There are data challenges on the recordings side too of course. And for both songs and recordings, deals with user-generated content platforms create extra issues around identifying what music users are including in their videos.

With that in mind, Masuch’s memo honed in on BMG’s investments “in our capabilities, our systems, our processes and our people”. As a result of those investments, he added, “the past year has seen significant developments, migrating our systems to the cloud for speed, resilience, and flexibility, introducing new AI tools for income tracking and sync and, of course, further adding to our teams all over the world”.

“We continue our relentless drive to eliminate the frictions and inefficiencies which have plagued the music industry for decades”, he went on. “In the past year we have again halved the time to register a song with societies and digital services worldwide. And we have increased the acceptance rate of automated registrations to a new high of 99.7%”.

“We want our clients to receive their income generated anywhere in the world as quickly as possible”, he went on. “The US and the UK have doubled the accounting cycle for all publishing clients to quarterly. At the same time, 99% of global revenues are now accounted to our artists and writers within the same accounting period we receive them, no matter the country these royalties were generated in. This all was achieved while royalty data volumes processed tripled compared to last year. And we’re far from finished”.
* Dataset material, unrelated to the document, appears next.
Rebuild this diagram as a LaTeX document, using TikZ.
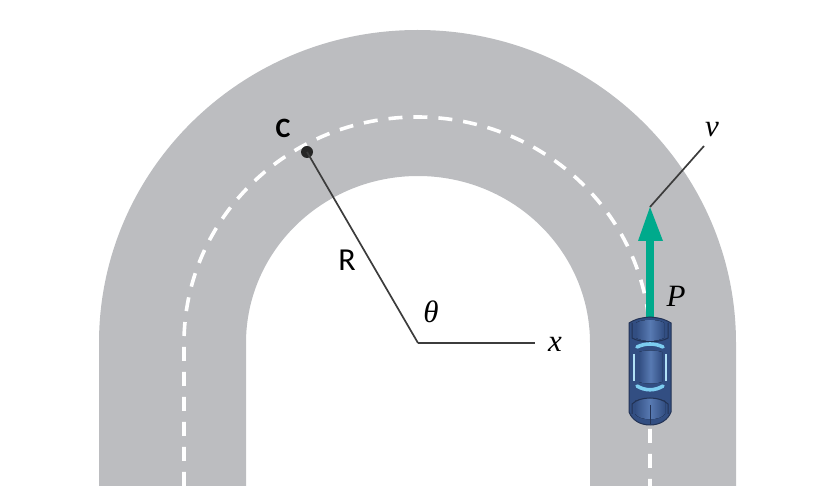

“From our industry leading YouTube optimisation team to our new royalty system which runs seven times faster than its predecessor”, he continued, “we remain focused on being the most reliable and effective partner for artists, songwriters and rightsholders globally”.

In terms of the financial stats, Masuch bragged: “BMG’s revenues increased by 31% last year to €866m. That’s over €200m more than in 2021 and three times more than the previous year’s revenue increase of €61m. Importantly, our growth did not come at the expense of profitability, and we actually increased our margin to 22.5%”.

The memo was technically from Masuch and Thomas Coesfeld, the latter being the company’s current CFO who is set to takeover as CEO next year.